» What is asked
Gather all lines with "Give" from the records.

» Listed records
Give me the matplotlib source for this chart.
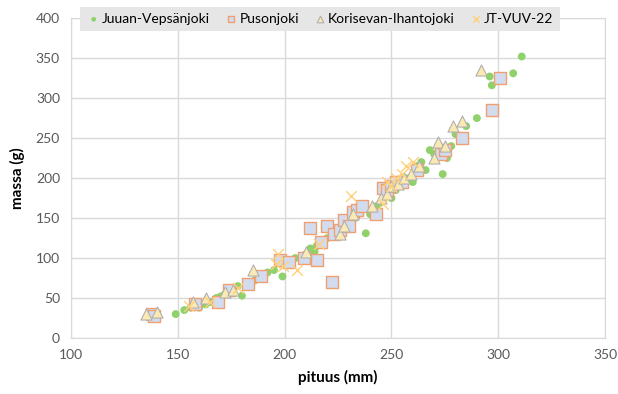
---
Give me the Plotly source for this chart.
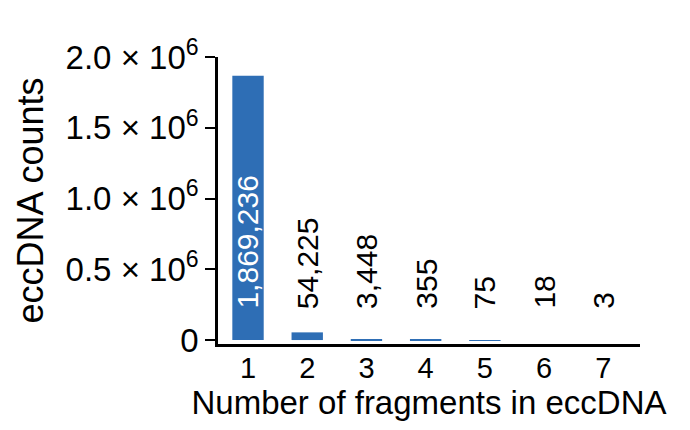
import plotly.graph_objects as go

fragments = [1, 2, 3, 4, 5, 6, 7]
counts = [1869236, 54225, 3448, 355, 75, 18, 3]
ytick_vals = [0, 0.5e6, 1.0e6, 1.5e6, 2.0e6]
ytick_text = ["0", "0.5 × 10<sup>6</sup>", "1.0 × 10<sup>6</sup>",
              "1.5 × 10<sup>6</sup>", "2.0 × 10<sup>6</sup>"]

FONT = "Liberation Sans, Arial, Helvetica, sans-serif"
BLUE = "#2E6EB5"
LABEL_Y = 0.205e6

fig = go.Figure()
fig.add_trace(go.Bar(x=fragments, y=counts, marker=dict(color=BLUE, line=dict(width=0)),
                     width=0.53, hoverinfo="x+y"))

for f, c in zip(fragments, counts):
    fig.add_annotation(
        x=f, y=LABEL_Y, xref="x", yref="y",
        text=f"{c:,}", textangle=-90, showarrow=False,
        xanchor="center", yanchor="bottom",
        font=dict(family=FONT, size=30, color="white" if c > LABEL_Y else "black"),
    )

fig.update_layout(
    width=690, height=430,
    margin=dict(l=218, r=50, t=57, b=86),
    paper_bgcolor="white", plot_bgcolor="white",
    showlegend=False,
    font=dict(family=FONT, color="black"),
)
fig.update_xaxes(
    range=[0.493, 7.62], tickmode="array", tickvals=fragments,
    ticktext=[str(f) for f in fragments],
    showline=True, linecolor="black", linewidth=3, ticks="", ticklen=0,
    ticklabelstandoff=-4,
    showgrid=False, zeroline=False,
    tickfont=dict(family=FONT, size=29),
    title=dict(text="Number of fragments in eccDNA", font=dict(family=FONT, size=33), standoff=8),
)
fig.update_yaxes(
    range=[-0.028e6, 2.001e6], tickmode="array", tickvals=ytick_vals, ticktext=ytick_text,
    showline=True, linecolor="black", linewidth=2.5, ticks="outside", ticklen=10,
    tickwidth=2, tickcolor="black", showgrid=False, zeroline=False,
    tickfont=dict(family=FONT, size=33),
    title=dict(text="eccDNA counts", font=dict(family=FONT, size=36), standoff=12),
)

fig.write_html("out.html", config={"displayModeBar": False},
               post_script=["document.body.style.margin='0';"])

» Output for this task
Give me the matplotlib source for this chart.
Give me the Plotly source for this chart.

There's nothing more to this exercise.